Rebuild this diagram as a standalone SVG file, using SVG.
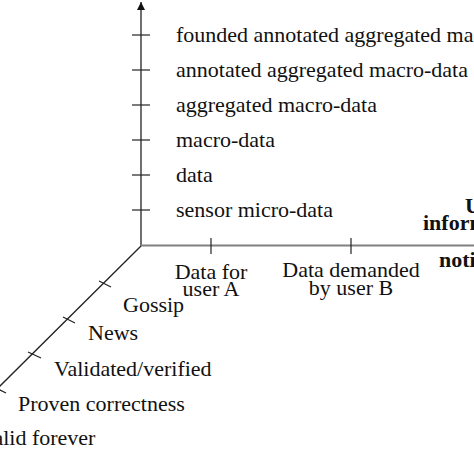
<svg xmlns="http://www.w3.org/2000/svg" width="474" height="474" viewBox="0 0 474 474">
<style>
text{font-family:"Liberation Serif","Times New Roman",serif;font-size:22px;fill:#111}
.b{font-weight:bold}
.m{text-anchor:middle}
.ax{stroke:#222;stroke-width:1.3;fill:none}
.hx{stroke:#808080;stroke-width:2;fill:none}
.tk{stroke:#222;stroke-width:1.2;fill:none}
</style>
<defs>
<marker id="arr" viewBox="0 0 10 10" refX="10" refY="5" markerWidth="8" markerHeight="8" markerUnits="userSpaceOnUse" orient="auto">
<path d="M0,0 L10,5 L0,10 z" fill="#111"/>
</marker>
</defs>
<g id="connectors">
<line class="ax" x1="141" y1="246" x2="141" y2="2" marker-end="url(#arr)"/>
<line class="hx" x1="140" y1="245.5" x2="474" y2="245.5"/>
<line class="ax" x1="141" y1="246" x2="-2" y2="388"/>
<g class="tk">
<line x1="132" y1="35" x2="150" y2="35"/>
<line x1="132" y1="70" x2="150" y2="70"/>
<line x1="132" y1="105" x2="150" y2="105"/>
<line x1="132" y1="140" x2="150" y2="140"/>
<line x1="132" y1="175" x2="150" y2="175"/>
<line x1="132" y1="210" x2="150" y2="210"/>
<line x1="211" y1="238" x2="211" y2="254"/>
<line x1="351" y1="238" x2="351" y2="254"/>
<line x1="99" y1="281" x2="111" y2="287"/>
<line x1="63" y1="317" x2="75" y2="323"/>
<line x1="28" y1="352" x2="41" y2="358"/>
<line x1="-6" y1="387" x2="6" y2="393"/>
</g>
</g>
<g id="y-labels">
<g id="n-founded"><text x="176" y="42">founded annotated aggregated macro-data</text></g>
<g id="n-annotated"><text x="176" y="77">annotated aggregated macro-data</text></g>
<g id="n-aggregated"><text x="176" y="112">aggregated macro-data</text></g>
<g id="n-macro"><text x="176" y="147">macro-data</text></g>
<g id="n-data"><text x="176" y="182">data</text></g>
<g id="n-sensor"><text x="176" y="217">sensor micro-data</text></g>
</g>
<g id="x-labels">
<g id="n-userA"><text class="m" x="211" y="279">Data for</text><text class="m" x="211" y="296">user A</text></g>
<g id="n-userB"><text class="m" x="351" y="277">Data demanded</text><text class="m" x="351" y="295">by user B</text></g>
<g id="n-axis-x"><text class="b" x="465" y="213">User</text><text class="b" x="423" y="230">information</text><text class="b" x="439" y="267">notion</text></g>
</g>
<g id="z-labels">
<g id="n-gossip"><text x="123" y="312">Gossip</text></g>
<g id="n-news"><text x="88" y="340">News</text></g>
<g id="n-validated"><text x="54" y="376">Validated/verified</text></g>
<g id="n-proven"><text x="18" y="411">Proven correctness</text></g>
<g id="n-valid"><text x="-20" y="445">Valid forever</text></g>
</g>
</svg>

__Aim__: Using the material above, return every line exactly as it appears, minus the pictures.

__Expected answer__:
Rebuild this diagram as a standalone SVG file, using SVG.
<svg xmlns="http://www.w3.org/2000/svg" width="474" height="474" viewBox="0 0 474 474">
<style>
text{font-family:"Liberation Serif","Times New Roman",serif;font-size:22px;fill:#111}
.b{font-weight:bold}
.m{text-anchor:middle}
.ax{stroke:#222;stroke-width:1.3;fill:none}
.hx{stroke:#808080;stroke-width:2;fill:none}
.tk{stroke:#222;stroke-width:1.2;fill:none}
</style>
<defs>
<marker id="arr" viewBox="0 0 10 10" refX="10" refY="5" markerWidth="8" markerHeight="8" markerUnits="userSpaceOnUse" orient="auto">
<path d="M0,0 L10,5 L0,10 z" fill="#111"/>
</marker>
</defs>
<g id="connectors">
<line class="ax" x1="141" y1="246" x2="141" y2="2" marker-end="url(#arr)"/>
<line class="hx" x1="140" y1="245.5" x2="474" y2="245.5"/>
<line class="ax" x1="141" y1="246" x2="-2" y2="388"/>
<g class="tk">
<line x1="132" y1="35" x2="150" y2="35"/>
<line x1="132" y1="70" x2="150" y2="70"/>
<line x1="132" y1="105" x2="150" y2="105"/>
<line x1="132" y1="140" x2="150" y2="140"/>
<line x1="132" y1="175" x2="150" y2="175"/>
<line x1="132" y1="210" x2="150" y2="210"/>
<line x1="211" y1="238" x2="211" y2="254"/>
<line x1="351" y1="238" x2="351" y2="254"/>
<line x1="99" y1="281" x2="111" y2="287"/>
<line x1="63" y1="317" x2="75" y2="323"/>
<line x1="28" y1="352" x2="41" y2="358"/>
<line x1="-6" y1="387" x2="6" y2="393"/>
</g>
</g>
<g id="y-labels">
<g id="n-founded"><text x="176" y="42">founded annotated aggregated macro-data</text></g>
<g id="n-annotated"><text x="176" y="77">annotated aggregated macro-data</text></g>
<g id="n-aggregated"><text x="176" y="112">aggregated macro-data</text></g>
<g id="n-macro"><text x="176" y="147">macro-data</text></g>
<g id="n-data"><text x="176" y="182">data</text></g>
<g id="n-sensor"><text x="176" y="217">sensor micro-data</text></g>
</g>
<g id="x-labels">
<g id="n-userA"><text class="m" x="211" y="279">Data for</text><text class="m" x="211" y="296">user A</text></g>
<g id="n-userB"><text class="m" x="351" y="277">Data demanded</text><text class="m" x="351" y="295">by user B</text></g>
<g id="n-axis-x"><text class="b" x="465" y="213">User</text><text class="b" x="423" y="230">information</text><text class="b" x="439" y="267">notion</text></g>
</g>
<g id="z-labels">
<g id="n-gossip"><text x="123" y="312">Gossip</text></g>
<g id="n-news"><text x="88" y="340">News</text></g>
<g id="n-validated"><text x="54" y="376">Validated/verified</text></g>
<g id="n-proven"><text x="18" y="411">Proven correctness</text></g>
<g id="n-valid"><text x="-20" y="445">Valid forever</text></g>
</g>
</svg>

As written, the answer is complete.